In other words, non-disabled spouses or partners who provide care are at greater risk and more prone to depression, stress and nervousness than those partners and spouses who do not provide care.
What could I be doing?
Studies of those who care for individuals with other disabilities have reported similar findings – unmet needs, differences in priorities, fatigue, anger, and depression. In addition, they worry about the future – who will provide care when they become too old? Who will take care of them if and when they need help? Because of these similarities, there's reason to believe that what helps spouses of people with other disabilities will also help caregiving spouses of spinal cord injury survivors too.
Some of the things that have been found to help are:
- Maintaining equality within the relationship and finding ways for both partners to make significant and meaningful contributions – such as through working, parenting, various household chores or money management
- Maintaining family support and functioning –especially during transition times
- such as moves, kids leaving home, starting or quitting work – by emphasizing the importance of each member to the family, keeping communication open through family meetings and staying in touch with extended family
- Getting help with those highly confining, restrictive and physically demanding tasks which place caregivers on someone else’s schedule – doctor appointments, bathing, bowel programs, etc. – or getting help in times of greater need, such as when you're ill or need bed rest
- Having some backup help lined up and available–relatives, friends, neighbors, Visiting Nurses Assoc., local volunteer organizations – before the need actually arises
- Keeping in touch with friends, having people over or visiting them, going out on your own occasionally – to help decrease isolation, joining or starting a caregiver support group –not to share war stories, but to share ideas, resources and coping skills
- Preserving your own health by exercising, eating well, or managing stress, even if these activities cut into caregiving time
- Doing what it takes to feel in control – making and keeping a schedule, making informed decisions taking enough time for yourself to know when you need a vacation, a break, a night out or even time to be sick.

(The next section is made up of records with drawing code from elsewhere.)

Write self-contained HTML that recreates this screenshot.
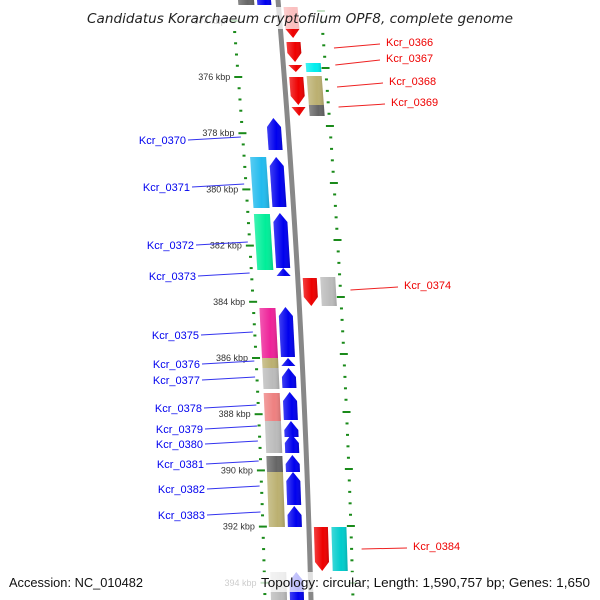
<!DOCTYPE html>
<html><head><meta charset="utf-8"><style>
html,body{margin:0;padding:0;background:#fff;}
svg{display:block;font-family:"Liberation Sans",sans-serif;}
</style></head><body>
<svg id="map" width="600" height="600" viewBox="0 0 600 600">
<defs>
<linearGradient id="shade" x1="0" x2="1" y1="0" y2="0"><stop offset="0" stop-color="#fff" stop-opacity="0.25"/><stop offset="0.6" stop-color="#fff" stop-opacity="0"/><stop offset="1" stop-color="#000" stop-opacity="0.15"/></linearGradient>
</defs>
<g id="ticks"></g>
<g id="backbone"></g>
<g id="genes"></g>
<g id="labels"></g>
<rect x="84" y="7" width="432" height="22" fill="#fff" opacity="0.75"/>
<text x="87" y="23" font-size="13.5" font-style="italic" fill="#222" textLength="426" lengthAdjust="spacingAndGlyphs" style="font-family:'DejaVu Sans',sans-serif">Candidatus Korarchaeum cryptofilum OPF8, complete genome</text>
<rect x="5" y="572" width="590" height="20" fill="#fff" opacity="0.75"/>
<text x="9" y="587" font-size="13" fill="#111" textLength="134" lengthAdjust="spacingAndGlyphs">Accession: NC_010482</text>
<text x="261" y="587" font-size="13" fill="#111" textLength="329" lengthAdjust="spacingAndGlyphs">Topology: circular; Length: 1,590,757 bp; Genes: 1,650</text>
</svg>
<script>
const NS="http://www.w3.org/2000/svg";
const leftKbp=[374,376,378,380,382,384,386,388,390,392,394];
const rightMajorY=[11,68,126,183,240,297,354,412,469,526,583];
const geneNames=["g_top_b","Kcr_0370","Kcr_0371","Kcr_0372","Kcr_0373","Kcr_0375","Kcr_0376","Kcr_0377","Kcr_0378","Kcr_0379","Kcr_0380","Kcr_0381","Kcr_0382","Kcr_0383","g_bot_b"];
const geneStart=[-10,118,157,213,268,307,358,368,392,421,434,455,472,506,572];
const geneEnd=[5,150,207,268,276,357,366,388,420,437,453,472,505,527,610];
const cogStart=[-10,157,214,308,358,368,393,421,456,472,572];
const cogEnd=[5,208,270,358,368,389,421,453,472,527,610];
const cogColor=["#666666","#22bbee","#00ee99","#ee2299","#bbb070","#bbbbbb","#ee8080","#bbbbbb","#666666","#bbb070","#bbbbbb"];
const revNames=["g_top_r","Kcr_0366","Kcr_0367","Kcr_0368","Kcr_0369","Kcr_0374","Kcr_0384"];
const revStart=[7,42,65,77,107,278,527];
const revEnd=[38,62,72,105,116,306,571];
const rcogStart=[63,76,105,277,527];
const rcogEnd=[72,105,116,306,571];
const rcogColor=["#00eeee","#bbb070","#666666","#bbbbbb","#00cccc"];
const blueLabels=["Kcr_0370","Kcr_0371","Kcr_0372","Kcr_0373","Kcr_0375","Kcr_0376","Kcr_0377","Kcr_0378","Kcr_0379","Kcr_0380","Kcr_0381","Kcr_0382","Kcr_0383"];
const blueLabelY=[140,187,245,276,335,364,380,408,429,444,464,489,515];
const blueLabelX=[186,190,194,196,199,200,200,202,203,203,204,205,205];
const redLabels=["Kcr_0366","Kcr_0367","Kcr_0368","Kcr_0369","Kcr_0374","Kcr_0384"];
const redLabelY=[42,58,81,102,285,546];
const redLabelX=[386,386,389,391,404,413];
const redTargetY=[48,65,87,107,290,549];

function f(y){return 278+0.085*y-0.00005*y*y;}
function kToY(k){return 77+(k-376)*28.1;}
function el(tag,a,parent){const e=document.createElementNS(NS,tag);for(const k in a)e.setAttribute(k,a[k]);parent.appendChild(e);return e;}
const T=document.getElementById('ticks'),B=document.getElementById('backbone'),G=document.getElementById('genes'),L=document.getElementById('labels');

let d="";for(let y=-5;y<=605;y+=5){d+=(y===-5?"M":"L")+(f(y)-2.5)+","+y;}
for(let y=605;y>=-5;y-=5){d+="L"+(f(y)+2.5)+","+y;}
const bb=el('path',{d:d+"Z",fill:"#888"},B);



for(let i=0;i<leftKbp.length;i++){
  const k=leftKbp[i];
  for(let j=0;j<5;j++){
    const y=kToY(k+j*0.4);const x=f(y)-46;
    const t=el('rect',{x:j===0?x-4:x-1.5,y:y-1,width:j===0?8:3,height:2,fill:"#1a8a1a"},T);
    
    
  }
  const y=kToY(k);
  const lb=el('text',{x:f(y)-54,y:y+3,"text-anchor":"end","font-size":"9",fill:"#333"},T);
  lb.textContent=k+" kbp";
  
  
}
for(let i=0;i<rightMajorY.length;i++){
  for(let j=0;j<5;j++){
    const y=rightMajorY[i]+j*11.44;const x=f(y)+42;
    const t=el('rect',{x:j===0?x-4:x-1.5,y:y-1,width:j===0?8:3,height:2,fill:"#1a8a1a"},T);
    
    
  }
}

function box(c,w,y1,y2){
  const p=[[f(y1)+c-w/2,y1],[f(y1)+c+w/2,y1],[f(y2)+c+w/2,y2],[f(y2)+c-w/2,y2]];
  return p.map(q=>q.join(",")).join(" ");
}
function arrow(c,w,y1,y2,up){
  const h=Math.min(9,y2-y1);
  if(up){const t=y1,b=y1+h;
    return [[f(t)+c,t],[f(b)+c+w/2,b],[f(y2)+c+w/2,y2],[f(y2)+c-w/2,y2],[f(b)+c-w/2,b]].map(q=>q.join(",")).join(" ");}
  const t=y2,b=y2-h;
  return [[f(y1)+c-w/2,y1],[f(y1)+c+w/2,y1],[f(b)+c+w/2,b],[f(t)+c,t],[f(b)+c-w/2,b]].map(q=>q.join(",")).join(" ");
}
for(let i=0;i<cogStart.length;i++){
  const pt=box(-32,16,cogStart[i],cogEnd[i]);
  const p=el('polygon',{points:pt,fill:cogColor[i]},G);
  
  
  el('polygon',{points:pt,fill:"url(#shade)"},G);
}
for(let i=0;i<geneNames.length;i++){
  const pt=arrow(-14,14,geneStart[i],geneEnd[i],true);
  const p=el('polygon',{points:pt,fill:"#0000ee"},G);
  
  
  el('polygon',{points:pt,fill:"url(#shade)"},G);
}
for(let i=0;i<revNames.length;i++){
  const pt=arrow(12,14,revStart[i],revEnd[i],false);
  const p=el('polygon',{points:pt,fill:"#ee0000"},G);
  
  
  el('polygon',{points:pt,fill:"url(#shade)"},G);
}
for(let i=0;i<rcogStart.length;i++){
  const pt=box(30,15,rcogStart[i],rcogEnd[i]);
  const p=el('polygon',{points:pt,fill:rcogColor[i]},G);
  
  
  el('polygon',{points:pt,fill:"url(#shade)"},G);
}
for(let i=0;i<blueLabels.length;i++){
  const y=blueLabelY[i];
  const ln=el('line',{x1:blueLabelX[i]+2,y1:y,x2:f(y)-48,y2:y-3,stroke:"#3333ee","stroke-width":"1"},L);
  
  
  const t=el('text',{x:blueLabelX[i],y:y+4,"text-anchor":"end","font-size":"11",fill:"#0000ee"},L);
  t.textContent=blueLabels[i];
  
  
}
for(let i=0;i<redLabels.length;i++){
  const y=redTargetY[i];
  const ln=el('line',{x1:f(y)+52,y1:y,x2:redLabelX[i]-6,y2:redLabelY[i]+2,stroke:"#ee2222","stroke-width":"1"},L);
  
  
  const t=el('text',{x:redLabelX[i],y:redLabelY[i]+4,"font-size":"11",fill:"#ee0000"},L);
  t.textContent=redLabels[i];
  
  
}
</script>
</body></html>
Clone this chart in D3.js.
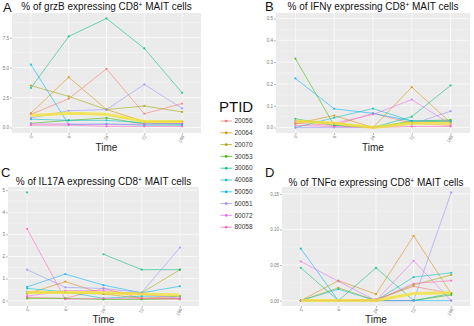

Caregiving spouses talk about how important communication is between partners and within the family as a whole. They also talk about something called respite care. This allows caregivers to get away from relentless and potentially overwhelming responsibilities for a day or for several weeks by having skilled care personnel stay in the home, or by having their partner stay in a facility which provides an appropriate level of care. Check with home health care agencies or Independent Living Centers for more information. As one longtime caregiver asks, "How many married couples spend 24 hours a day together – every day?"
To the Caregiver
Your job as a caregiver may feel like it never ends. You may feel as though your caregiving responsibilities are the most important ones you have. You may feel guilty if you occasionally take time to think about yourself. But, your needs are important as well.
What's more, by not paying attention to those needs, you place yourself at risk of not being able to provide the level of care you want to provide, especially as you age. If caregiving is important to you, taking care of yourself and staying healthy emotionally, spiritually and physically will help insure that you will be much more able to give your spouse or partner the help they need.